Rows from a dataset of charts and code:
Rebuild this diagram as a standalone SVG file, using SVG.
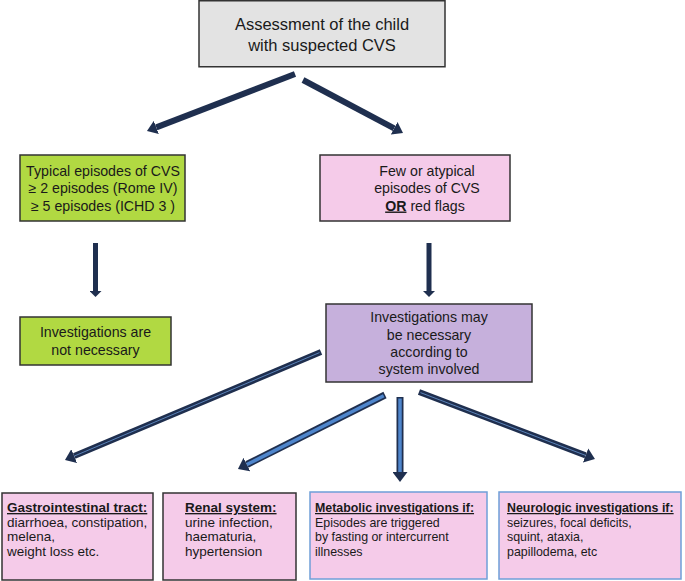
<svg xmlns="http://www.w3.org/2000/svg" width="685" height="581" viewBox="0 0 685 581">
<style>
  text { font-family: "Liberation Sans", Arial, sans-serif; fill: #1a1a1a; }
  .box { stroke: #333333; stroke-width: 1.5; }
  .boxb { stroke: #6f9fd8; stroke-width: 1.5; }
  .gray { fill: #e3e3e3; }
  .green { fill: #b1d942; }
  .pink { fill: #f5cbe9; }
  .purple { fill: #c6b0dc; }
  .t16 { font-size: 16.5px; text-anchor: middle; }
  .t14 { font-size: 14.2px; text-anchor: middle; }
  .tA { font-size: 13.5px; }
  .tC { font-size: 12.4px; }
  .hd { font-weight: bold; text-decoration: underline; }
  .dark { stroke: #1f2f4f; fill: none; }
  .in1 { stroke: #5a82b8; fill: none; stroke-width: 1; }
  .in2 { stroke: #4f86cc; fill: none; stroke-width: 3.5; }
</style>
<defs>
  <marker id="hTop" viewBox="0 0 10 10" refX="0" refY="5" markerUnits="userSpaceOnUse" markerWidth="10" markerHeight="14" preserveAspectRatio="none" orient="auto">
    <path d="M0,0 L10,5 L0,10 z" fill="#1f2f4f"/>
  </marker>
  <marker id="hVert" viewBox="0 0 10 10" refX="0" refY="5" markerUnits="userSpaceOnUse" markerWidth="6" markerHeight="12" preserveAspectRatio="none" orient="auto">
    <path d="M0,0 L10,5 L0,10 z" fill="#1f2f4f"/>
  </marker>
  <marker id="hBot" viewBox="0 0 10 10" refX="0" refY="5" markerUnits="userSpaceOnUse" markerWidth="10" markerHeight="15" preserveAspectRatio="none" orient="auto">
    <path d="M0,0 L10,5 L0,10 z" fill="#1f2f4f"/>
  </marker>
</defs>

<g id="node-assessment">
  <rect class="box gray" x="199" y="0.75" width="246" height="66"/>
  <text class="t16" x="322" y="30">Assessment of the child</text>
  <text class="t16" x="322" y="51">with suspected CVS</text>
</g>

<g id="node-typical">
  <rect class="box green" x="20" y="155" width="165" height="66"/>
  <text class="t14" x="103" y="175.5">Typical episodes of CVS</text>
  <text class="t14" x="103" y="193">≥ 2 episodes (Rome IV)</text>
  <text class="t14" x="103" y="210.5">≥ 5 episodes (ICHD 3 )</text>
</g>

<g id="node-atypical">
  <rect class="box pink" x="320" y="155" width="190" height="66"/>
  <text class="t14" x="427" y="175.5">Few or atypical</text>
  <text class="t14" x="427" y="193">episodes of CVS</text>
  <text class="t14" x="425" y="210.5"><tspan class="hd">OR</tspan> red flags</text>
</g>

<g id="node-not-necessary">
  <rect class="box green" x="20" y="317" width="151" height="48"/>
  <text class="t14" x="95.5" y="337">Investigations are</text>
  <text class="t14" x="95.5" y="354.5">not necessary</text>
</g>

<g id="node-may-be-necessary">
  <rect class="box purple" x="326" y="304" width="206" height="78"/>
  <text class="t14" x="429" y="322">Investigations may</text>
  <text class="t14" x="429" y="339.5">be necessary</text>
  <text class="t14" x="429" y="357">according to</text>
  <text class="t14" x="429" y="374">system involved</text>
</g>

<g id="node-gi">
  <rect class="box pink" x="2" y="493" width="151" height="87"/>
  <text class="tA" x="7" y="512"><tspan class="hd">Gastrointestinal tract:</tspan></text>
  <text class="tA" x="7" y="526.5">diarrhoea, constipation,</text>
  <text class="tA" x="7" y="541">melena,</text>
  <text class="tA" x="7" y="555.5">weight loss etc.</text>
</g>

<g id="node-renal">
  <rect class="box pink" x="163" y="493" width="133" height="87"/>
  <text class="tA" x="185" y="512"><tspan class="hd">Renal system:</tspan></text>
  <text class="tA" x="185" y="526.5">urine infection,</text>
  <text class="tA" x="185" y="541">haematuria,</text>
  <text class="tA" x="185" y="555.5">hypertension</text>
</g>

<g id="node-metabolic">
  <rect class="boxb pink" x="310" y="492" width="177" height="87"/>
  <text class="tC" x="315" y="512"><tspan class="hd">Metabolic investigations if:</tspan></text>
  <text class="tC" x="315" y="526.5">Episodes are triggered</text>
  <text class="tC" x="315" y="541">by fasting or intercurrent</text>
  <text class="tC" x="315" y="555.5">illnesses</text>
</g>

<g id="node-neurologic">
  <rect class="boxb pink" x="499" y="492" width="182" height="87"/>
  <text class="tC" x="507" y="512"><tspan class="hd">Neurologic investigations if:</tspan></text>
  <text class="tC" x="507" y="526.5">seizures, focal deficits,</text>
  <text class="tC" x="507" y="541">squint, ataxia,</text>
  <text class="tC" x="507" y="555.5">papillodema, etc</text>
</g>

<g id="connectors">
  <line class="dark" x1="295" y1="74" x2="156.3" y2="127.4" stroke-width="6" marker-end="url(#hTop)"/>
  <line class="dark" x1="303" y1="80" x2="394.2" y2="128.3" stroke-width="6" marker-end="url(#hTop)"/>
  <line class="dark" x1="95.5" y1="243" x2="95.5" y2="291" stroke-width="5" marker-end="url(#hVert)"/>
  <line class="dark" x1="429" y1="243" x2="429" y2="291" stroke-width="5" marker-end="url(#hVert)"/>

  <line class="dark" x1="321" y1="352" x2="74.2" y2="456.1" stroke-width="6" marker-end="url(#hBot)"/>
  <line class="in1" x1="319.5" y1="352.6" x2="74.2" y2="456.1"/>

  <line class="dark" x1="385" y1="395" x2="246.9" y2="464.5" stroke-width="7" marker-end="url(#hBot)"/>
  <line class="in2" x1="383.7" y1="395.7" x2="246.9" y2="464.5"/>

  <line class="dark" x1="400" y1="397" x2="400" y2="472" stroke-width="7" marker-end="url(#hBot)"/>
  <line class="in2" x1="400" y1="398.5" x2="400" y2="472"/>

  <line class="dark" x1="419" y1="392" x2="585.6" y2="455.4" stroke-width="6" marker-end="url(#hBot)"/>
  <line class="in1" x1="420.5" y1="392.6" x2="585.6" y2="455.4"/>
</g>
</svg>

...

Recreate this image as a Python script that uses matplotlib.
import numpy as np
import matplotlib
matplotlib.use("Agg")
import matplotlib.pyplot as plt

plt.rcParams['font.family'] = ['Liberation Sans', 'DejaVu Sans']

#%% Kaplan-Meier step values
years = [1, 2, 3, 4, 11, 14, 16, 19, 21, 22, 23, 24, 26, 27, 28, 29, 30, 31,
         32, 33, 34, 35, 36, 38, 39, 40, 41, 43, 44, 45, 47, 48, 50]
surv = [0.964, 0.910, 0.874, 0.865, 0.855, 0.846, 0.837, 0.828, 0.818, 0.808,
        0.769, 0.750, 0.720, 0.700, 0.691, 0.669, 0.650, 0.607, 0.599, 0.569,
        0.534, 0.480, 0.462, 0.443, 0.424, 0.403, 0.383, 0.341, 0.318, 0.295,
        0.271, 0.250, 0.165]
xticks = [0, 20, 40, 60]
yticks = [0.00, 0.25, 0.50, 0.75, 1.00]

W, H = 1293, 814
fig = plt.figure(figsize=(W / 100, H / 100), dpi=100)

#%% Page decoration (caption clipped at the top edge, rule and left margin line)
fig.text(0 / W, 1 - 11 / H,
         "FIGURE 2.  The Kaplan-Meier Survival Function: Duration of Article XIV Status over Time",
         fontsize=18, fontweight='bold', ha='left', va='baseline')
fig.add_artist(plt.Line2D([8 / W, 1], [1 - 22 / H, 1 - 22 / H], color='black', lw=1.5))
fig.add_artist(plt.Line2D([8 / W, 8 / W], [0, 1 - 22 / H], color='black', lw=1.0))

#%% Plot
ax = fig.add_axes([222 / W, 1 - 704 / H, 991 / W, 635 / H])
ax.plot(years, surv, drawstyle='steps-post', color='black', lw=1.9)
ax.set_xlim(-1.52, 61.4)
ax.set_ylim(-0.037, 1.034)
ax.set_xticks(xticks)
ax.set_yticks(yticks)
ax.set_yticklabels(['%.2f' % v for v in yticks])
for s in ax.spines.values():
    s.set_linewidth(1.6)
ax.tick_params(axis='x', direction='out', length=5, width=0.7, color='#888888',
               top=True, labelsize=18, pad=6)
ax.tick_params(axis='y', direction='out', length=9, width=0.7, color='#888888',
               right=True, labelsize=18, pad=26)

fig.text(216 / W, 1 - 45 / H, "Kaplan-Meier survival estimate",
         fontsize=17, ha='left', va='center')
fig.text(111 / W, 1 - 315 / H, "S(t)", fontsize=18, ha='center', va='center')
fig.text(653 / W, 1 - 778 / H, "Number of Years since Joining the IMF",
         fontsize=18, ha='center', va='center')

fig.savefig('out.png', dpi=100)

The request » Check each line above for the word "matplotlib" and copy the ones that have it.

Result for this exercise »
Recreate this image as a Python script that uses matplotlib.
import matplotlib
matplotlib.use("Agg")
import matplotlib.pyplot as plt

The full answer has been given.